■ CHALLENGE: Leave out the images and repeat the listing below without a single change.

-- Begin INFORMATION SHOWN --

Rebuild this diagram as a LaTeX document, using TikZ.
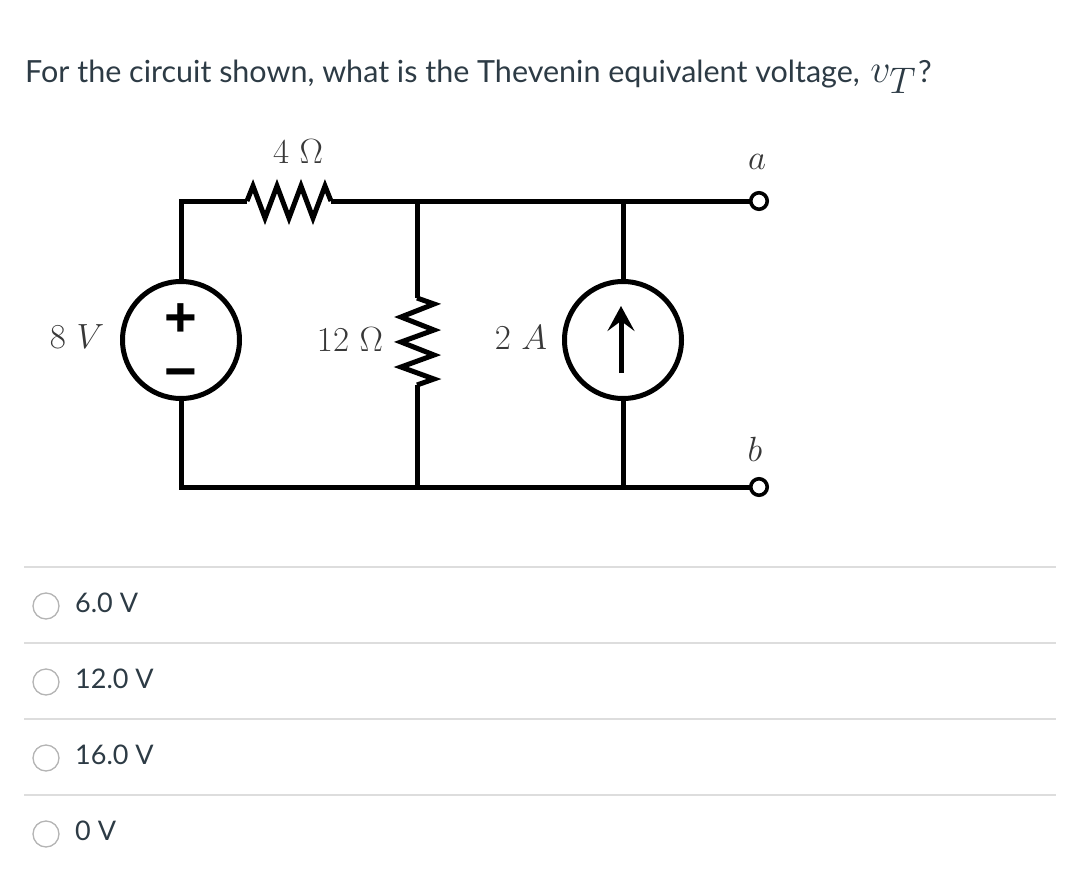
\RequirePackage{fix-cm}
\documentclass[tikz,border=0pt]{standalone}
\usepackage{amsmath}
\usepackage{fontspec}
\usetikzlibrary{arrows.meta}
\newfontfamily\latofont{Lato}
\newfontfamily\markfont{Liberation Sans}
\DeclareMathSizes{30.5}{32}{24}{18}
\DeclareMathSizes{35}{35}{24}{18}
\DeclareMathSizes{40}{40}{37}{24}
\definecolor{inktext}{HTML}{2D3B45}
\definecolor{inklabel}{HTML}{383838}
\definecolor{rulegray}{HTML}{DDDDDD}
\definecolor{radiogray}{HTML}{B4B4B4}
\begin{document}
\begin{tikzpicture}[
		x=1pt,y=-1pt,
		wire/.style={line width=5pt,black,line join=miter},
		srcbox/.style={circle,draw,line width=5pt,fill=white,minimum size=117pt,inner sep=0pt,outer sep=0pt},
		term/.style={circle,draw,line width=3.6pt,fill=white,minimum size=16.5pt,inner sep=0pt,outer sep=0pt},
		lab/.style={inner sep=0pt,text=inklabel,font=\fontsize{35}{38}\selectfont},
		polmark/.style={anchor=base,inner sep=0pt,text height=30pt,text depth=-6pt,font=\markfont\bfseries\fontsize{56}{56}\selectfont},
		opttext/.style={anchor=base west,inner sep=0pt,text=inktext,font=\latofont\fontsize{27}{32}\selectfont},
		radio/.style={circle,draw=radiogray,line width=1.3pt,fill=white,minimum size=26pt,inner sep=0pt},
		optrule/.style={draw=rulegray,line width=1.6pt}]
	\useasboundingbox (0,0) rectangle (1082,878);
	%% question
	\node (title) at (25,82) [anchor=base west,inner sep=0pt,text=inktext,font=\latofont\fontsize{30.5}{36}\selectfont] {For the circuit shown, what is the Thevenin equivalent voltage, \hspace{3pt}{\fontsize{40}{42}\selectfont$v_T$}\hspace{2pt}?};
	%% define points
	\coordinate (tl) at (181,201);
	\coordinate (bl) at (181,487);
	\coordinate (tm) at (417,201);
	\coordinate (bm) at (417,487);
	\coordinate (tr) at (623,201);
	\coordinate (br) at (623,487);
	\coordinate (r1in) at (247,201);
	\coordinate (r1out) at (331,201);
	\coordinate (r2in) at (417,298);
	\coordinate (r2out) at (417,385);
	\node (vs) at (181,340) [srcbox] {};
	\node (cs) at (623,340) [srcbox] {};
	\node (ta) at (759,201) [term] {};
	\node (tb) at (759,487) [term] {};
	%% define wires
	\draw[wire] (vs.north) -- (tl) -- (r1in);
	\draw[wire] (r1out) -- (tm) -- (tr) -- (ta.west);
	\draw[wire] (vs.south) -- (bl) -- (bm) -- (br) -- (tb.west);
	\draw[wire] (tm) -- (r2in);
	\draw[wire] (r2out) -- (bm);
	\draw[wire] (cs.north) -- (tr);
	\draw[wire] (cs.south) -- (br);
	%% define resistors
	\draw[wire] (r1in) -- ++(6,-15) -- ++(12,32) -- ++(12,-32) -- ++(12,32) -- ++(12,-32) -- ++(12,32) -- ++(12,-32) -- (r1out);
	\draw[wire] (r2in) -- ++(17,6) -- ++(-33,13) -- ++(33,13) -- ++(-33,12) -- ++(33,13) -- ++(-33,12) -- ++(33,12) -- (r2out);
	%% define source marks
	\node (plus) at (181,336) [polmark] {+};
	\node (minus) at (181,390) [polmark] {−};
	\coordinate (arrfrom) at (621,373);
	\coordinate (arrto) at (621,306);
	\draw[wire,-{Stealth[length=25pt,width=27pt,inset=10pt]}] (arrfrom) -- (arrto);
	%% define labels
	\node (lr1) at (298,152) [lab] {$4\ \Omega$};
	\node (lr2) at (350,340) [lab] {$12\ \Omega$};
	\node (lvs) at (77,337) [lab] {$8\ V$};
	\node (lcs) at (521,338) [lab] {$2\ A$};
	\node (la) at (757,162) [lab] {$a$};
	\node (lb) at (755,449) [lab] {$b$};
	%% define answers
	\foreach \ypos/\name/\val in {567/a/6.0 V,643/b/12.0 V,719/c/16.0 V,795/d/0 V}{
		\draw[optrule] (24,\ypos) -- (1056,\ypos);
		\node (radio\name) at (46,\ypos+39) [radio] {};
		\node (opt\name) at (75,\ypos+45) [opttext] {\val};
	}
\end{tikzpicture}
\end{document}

-- End INFORMATION SHOWN --

■ THE OUTPUT:
Rebuild this diagram as a LaTeX document, using TikZ.
\RequirePackage{fix-cm}
\documentclass[tikz,border=0pt]{standalone}
\usepackage{amsmath}
\usepackage{fontspec}
\usetikzlibrary{arrows.meta}
\newfontfamily\latofont{Lato}
\newfontfamily\markfont{Liberation Sans}
\DeclareMathSizes{30.5}{32}{24}{18}
\DeclareMathSizes{35}{35}{24}{18}
\DeclareMathSizes{40}{40}{37}{24}
\definecolor{inktext}{HTML}{2D3B45}
\definecolor{inklabel}{HTML}{383838}
\definecolor{rulegray}{HTML}{DDDDDD}
\definecolor{radiogray}{HTML}{B4B4B4}
\begin{document}
\begin{tikzpicture}[
		x=1pt,y=-1pt,
		wire/.style={line width=5pt,black,line join=miter},
		srcbox/.style={circle,draw,line width=5pt,fill=white,minimum size=117pt,inner sep=0pt,outer sep=0pt},
		term/.style={circle,draw,line width=3.6pt,fill=white,minimum size=16.5pt,inner sep=0pt,outer sep=0pt},
		lab/.style={inner sep=0pt,text=inklabel,font=\fontsize{35}{38}\selectfont},
		polmark/.style={anchor=base,inner sep=0pt,text height=30pt,text depth=-6pt,font=\markfont\bfseries\fontsize{56}{56}\selectfont},
		opttext/.style={anchor=base west,inner sep=0pt,text=inktext,font=\latofont\fontsize{27}{32}\selectfont},
		radio/.style={circle,draw=radiogray,line width=1.3pt,fill=white,minimum size=26pt,inner sep=0pt},
		optrule/.style={draw=rulegray,line width=1.6pt}]
	\useasboundingbox (0,0) rectangle (1082,878);
	%% question
	\node (title) at (25,82) [anchor=base west,inner sep=0pt,text=inktext,font=\latofont\fontsize{30.5}{36}\selectfont] {For the circuit shown, what is the Thevenin equivalent voltage, \hspace{3pt}{\fontsize{40}{42}\selectfont$v_T$}\hspace{2pt}?};
	%% define points
	\coordinate (tl) at (181,201);
	\coordinate (bl) at (181,487);
	\coordinate (tm) at (417,201);
	\coordinate (bm) at (417,487);
	\coordinate (tr) at (623,201);
	\coordinate (br) at (623,487);
	\coordinate (r1in) at (247,201);
	\coordinate (r1out) at (331,201);
	\coordinate (r2in) at (417,298);
	\coordinate (r2out) at (417,385);
	\node (vs) at (181,340) [srcbox] {};
	\node (cs) at (623,340) [srcbox] {};
	\node (ta) at (759,201) [term] {};
	\node (tb) at (759,487) [term] {};
	%% define wires
	\draw[wire] (vs.north) -- (tl) -- (r1in);
	\draw[wire] (r1out) -- (tm) -- (tr) -- (ta.west);
	\draw[wire] (vs.south) -- (bl) -- (bm) -- (br) -- (tb.west);
	\draw[wire] (tm) -- (r2in);
	\draw[wire] (r2out) -- (bm);
	\draw[wire] (cs.north) -- (tr);
	\draw[wire] (cs.south) -- (br);
	%% define resistors
	\draw[wire] (r1in) -- ++(6,-15) -- ++(12,32) -- ++(12,-32) -- ++(12,32) -- ++(12,-32) -- ++(12,32) -- ++(12,-32) -- (r1out);
	\draw[wire] (r2in) -- ++(17,6) -- ++(-33,13) -- ++(33,13) -- ++(-33,12) -- ++(33,13) -- ++(-33,12) -- ++(33,12) -- (r2out);
	%% define source marks
	\node (plus) at (181,336) [polmark] {+};
	\node (minus) at (181,390) [polmark] {−};
	\coordinate (arrfrom) at (621,373);
	\coordinate (arrto) at (621,306);
	\draw[wire,-{Stealth[length=25pt,width=27pt,inset=10pt]}] (arrfrom) -- (arrto);
	%% define labels
	\node (lr1) at (298,152) [lab] {$4\ \Omega$};
	\node (lr2) at (350,340) [lab] {$12\ \Omega$};
	\node (lvs) at (77,337) [lab] {$8\ V$};
	\node (lcs) at (521,338) [lab] {$2\ A$};
	\node (la) at (757,162) [lab] {$a$};
	\node (lb) at (755,449) [lab] {$b$};
	%% define answers
	\foreach \ypos/\name/\val in {567/a/6.0 V,643/b/12.0 V,719/c/16.0 V,795/d/0 V}{
		\draw[optrule] (24,\ypos) -- (1056,\ypos);
		\node (radio\name) at (46,\ypos+39) [radio] {};
		\node (opt\name) at (75,\ypos+45) [opttext] {\val};
	}
\end{tikzpicture}
\end{document}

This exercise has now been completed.